**Required task:** Quote word for word the lines below, beginning with the first and ending with the one that has "const yLabels = new". Drop the pictures.

**Source data:**
>>
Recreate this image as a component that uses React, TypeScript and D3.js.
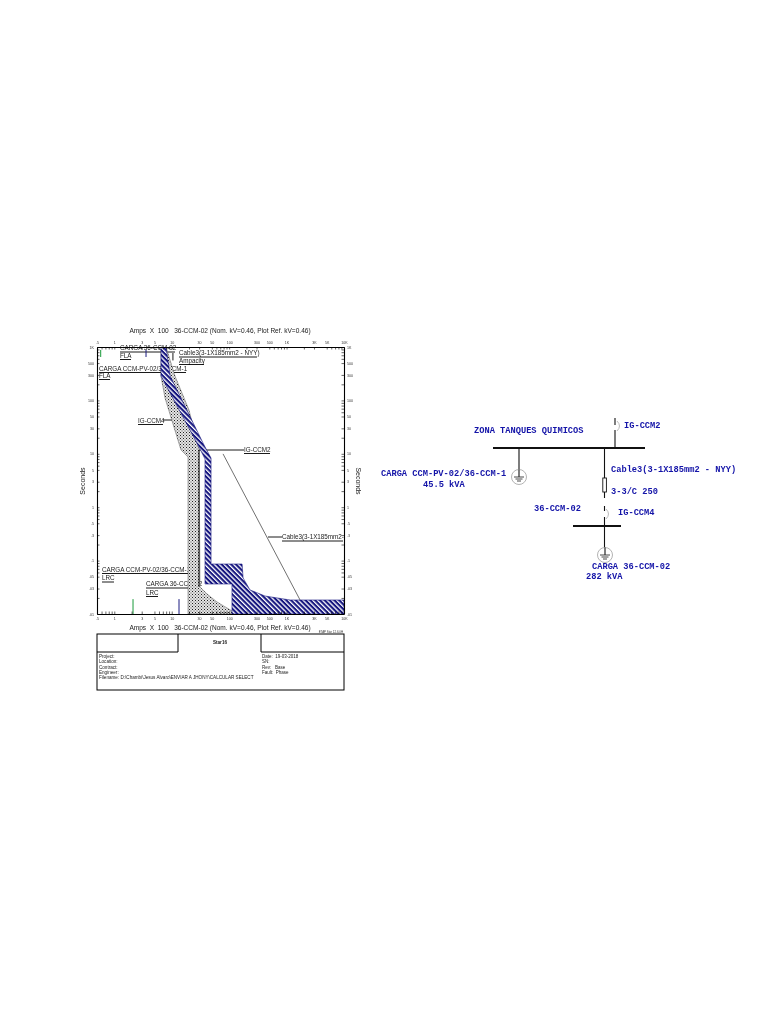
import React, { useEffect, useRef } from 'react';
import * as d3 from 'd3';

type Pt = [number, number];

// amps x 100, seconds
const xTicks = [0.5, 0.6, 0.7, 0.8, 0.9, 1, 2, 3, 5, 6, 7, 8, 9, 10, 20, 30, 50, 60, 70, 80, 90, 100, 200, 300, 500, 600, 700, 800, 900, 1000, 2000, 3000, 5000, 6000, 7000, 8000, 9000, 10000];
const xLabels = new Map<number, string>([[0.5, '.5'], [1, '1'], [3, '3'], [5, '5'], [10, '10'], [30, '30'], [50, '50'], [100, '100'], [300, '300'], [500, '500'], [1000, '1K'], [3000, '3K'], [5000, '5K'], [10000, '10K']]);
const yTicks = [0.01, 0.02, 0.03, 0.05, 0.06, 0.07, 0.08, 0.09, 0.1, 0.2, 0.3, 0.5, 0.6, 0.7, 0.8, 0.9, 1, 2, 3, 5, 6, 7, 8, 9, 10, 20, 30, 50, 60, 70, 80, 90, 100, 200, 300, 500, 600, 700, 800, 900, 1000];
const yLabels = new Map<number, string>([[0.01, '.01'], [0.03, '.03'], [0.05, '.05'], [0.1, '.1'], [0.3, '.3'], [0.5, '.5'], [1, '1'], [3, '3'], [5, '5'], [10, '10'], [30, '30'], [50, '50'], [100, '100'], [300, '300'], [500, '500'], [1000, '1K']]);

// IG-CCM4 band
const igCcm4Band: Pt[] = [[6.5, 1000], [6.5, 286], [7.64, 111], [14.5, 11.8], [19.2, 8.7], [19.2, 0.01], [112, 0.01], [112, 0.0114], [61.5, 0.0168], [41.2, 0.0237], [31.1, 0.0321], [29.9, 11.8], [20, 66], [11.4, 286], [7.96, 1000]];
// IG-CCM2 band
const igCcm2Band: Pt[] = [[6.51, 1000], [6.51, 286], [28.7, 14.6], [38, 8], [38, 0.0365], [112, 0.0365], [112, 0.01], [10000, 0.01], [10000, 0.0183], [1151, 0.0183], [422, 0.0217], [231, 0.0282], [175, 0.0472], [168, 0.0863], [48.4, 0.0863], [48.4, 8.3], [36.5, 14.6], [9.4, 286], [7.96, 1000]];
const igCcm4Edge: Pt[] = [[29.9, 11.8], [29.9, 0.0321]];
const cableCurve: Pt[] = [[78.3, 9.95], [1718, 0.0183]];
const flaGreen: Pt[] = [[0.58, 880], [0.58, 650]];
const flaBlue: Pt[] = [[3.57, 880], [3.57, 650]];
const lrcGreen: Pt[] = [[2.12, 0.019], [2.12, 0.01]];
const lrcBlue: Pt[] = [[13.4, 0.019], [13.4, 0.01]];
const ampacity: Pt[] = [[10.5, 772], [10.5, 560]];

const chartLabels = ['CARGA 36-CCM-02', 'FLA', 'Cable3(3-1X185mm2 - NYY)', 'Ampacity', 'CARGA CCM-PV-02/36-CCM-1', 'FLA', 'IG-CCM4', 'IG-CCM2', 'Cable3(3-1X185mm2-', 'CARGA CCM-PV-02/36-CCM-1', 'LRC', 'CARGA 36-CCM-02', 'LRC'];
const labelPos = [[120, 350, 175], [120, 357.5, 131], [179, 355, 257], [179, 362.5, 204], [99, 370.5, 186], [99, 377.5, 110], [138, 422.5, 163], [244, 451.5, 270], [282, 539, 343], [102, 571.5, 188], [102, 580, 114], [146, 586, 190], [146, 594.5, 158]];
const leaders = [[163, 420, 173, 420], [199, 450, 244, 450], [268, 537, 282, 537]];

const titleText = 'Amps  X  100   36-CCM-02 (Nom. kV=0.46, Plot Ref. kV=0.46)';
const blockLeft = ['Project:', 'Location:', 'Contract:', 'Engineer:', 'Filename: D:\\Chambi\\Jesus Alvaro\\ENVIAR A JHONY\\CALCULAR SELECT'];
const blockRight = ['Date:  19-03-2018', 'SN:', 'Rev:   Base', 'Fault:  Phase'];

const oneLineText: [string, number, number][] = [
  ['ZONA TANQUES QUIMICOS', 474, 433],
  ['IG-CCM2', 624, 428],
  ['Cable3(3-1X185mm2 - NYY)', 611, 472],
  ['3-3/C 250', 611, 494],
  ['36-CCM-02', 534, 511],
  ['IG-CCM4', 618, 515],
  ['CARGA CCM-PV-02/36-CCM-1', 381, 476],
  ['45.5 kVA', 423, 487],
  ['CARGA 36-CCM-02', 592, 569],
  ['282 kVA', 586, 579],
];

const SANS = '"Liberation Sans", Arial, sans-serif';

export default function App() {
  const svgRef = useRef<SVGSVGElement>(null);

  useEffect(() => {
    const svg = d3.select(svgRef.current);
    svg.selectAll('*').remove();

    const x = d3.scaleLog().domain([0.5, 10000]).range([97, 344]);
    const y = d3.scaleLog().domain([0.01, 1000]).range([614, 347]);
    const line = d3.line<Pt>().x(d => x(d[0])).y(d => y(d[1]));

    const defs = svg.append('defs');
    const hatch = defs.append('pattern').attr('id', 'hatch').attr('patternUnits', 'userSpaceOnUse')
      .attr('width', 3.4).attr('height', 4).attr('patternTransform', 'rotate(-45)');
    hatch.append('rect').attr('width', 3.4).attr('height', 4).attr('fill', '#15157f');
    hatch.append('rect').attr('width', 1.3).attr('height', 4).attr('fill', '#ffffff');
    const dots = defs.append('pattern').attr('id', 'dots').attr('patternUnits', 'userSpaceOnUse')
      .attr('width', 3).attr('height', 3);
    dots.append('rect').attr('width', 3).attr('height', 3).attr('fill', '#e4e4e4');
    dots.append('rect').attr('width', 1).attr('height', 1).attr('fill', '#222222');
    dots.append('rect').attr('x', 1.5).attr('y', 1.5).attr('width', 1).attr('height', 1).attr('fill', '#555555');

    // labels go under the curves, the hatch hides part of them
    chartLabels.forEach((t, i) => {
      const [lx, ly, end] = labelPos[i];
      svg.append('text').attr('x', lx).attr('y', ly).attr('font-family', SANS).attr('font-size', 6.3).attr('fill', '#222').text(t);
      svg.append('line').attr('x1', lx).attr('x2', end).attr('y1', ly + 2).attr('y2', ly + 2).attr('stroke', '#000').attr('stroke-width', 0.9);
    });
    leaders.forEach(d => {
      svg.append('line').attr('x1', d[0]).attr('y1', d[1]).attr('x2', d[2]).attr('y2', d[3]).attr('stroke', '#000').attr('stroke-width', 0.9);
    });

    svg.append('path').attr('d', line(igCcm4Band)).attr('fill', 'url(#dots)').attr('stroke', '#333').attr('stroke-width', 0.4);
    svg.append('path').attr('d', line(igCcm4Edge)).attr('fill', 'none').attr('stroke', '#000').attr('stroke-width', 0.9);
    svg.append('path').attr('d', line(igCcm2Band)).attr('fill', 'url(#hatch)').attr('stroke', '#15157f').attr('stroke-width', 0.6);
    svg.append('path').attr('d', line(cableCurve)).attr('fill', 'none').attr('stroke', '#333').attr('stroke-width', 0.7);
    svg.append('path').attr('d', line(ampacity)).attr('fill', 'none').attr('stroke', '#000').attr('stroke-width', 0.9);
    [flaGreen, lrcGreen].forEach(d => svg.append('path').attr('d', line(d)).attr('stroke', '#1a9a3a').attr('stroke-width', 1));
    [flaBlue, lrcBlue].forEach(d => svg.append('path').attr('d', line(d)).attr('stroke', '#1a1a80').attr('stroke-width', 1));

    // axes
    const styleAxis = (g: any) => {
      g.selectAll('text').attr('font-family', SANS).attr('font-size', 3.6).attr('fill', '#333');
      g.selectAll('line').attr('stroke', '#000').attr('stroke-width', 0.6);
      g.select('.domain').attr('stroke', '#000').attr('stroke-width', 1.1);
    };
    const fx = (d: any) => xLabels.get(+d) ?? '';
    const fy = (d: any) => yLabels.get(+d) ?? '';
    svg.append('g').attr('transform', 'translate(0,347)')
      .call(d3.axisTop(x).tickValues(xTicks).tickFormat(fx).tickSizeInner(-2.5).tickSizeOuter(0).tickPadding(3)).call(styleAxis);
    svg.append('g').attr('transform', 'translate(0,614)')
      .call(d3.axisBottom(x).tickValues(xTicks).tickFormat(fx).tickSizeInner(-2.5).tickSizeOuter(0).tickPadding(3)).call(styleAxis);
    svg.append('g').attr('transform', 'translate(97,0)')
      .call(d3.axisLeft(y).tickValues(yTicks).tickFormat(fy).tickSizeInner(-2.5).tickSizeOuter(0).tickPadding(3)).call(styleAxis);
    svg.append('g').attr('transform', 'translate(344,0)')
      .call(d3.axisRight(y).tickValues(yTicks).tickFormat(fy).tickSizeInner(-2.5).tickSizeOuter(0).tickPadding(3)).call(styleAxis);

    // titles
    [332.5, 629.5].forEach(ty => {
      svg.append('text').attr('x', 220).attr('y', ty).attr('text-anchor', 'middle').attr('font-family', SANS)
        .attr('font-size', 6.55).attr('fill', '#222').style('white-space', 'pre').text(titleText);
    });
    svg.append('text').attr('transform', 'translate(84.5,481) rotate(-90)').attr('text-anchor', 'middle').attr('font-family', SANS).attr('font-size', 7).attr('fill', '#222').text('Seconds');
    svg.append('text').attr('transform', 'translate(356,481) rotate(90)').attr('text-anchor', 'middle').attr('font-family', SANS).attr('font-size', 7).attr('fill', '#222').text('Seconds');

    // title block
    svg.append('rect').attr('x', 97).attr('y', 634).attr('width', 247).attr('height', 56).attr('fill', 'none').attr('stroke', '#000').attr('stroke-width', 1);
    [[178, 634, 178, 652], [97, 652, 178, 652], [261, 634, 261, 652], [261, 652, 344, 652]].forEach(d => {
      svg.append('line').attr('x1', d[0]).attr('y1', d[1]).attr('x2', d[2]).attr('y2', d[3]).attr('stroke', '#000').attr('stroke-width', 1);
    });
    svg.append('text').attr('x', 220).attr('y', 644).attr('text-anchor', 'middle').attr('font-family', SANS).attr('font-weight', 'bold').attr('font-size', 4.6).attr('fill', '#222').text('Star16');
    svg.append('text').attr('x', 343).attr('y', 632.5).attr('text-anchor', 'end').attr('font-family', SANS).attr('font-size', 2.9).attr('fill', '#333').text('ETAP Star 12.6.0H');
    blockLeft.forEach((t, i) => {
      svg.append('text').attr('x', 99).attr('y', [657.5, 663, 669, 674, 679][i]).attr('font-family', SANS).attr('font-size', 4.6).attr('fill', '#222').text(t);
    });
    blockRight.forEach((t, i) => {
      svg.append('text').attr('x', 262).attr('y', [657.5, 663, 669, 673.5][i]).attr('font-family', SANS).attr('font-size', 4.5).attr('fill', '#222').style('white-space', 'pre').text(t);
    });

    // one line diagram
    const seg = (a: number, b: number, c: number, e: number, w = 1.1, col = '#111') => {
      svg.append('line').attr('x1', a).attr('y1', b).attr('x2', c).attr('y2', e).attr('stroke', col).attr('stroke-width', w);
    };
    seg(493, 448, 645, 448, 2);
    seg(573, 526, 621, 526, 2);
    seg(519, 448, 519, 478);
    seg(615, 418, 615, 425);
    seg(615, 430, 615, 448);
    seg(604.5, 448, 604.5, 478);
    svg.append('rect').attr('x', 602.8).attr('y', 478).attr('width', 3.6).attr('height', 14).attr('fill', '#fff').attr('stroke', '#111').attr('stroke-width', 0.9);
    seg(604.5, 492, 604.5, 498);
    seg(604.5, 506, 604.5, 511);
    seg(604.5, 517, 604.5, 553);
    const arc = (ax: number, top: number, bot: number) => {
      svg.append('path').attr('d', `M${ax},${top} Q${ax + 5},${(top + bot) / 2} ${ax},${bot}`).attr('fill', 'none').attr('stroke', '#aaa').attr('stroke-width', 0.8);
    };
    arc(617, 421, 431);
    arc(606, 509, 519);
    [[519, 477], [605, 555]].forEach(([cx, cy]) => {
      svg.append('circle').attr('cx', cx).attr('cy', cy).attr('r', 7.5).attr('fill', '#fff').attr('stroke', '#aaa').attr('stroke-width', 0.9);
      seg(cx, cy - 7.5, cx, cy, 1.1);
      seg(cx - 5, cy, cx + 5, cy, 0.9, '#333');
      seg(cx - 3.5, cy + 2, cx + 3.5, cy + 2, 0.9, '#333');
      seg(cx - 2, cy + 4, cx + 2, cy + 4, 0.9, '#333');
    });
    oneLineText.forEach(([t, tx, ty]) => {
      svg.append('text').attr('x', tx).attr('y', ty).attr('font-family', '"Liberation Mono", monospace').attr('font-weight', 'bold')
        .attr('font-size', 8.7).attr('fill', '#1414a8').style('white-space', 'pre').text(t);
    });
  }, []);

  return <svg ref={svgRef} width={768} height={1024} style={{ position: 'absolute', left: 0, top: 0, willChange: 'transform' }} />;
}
<<
**Worked solution:**
Recreate this image as a component that uses React, TypeScript and D3.js.
import React, { useEffect, useRef } from 'react';
import * as d3 from 'd3';

type Pt = [number, number];

// amps x 100, seconds
const xTicks = [0.5, 0.6, 0.7, 0.8, 0.9, 1, 2, 3, 5, 6, 7, 8, 9, 10, 20, 30, 50, 60, 70, 80, 90, 100, 200, 300, 500, 600, 700, 800, 900, 1000, 2000, 3000, 5000, 6000, 7000, 8000, 9000, 10000];
const xLabels = new Map<number, string>([[0.5, '.5'], [1, '1'], [3, '3'], [5, '5'], [10, '10'], [30, '30'], [50, '50'], [100, '100'], [300, '300'], [500, '500'], [1000, '1K'], [3000, '3K'], [5000, '5K'], [10000, '10K']]);
const yTicks = [0.01, 0.02, 0.03, 0.05, 0.06, 0.07, 0.08, 0.09, 0.1, 0.2, 0.3, 0.5, 0.6, 0.7, 0.8, 0.9, 1, 2, 3, 5, 6, 7, 8, 9, 10, 20, 30, 50, 60, 70, 80, 90, 100, 200, 300, 500, 600, 700, 800, 900, 1000];
const yLabels = new Map<number, string>([[0.01, '.01'], [0.03, '.03'], [0.05, '.05'], [0.1, '.1'], [0.3, '.3'], [0.5, '.5'], [1, '1'], [3, '3'], [5, '5'], [10, '10'], [30, '30'], [50, '50'], [100, '100'], [300, '300'], [500, '500'], [1000, '1K']]);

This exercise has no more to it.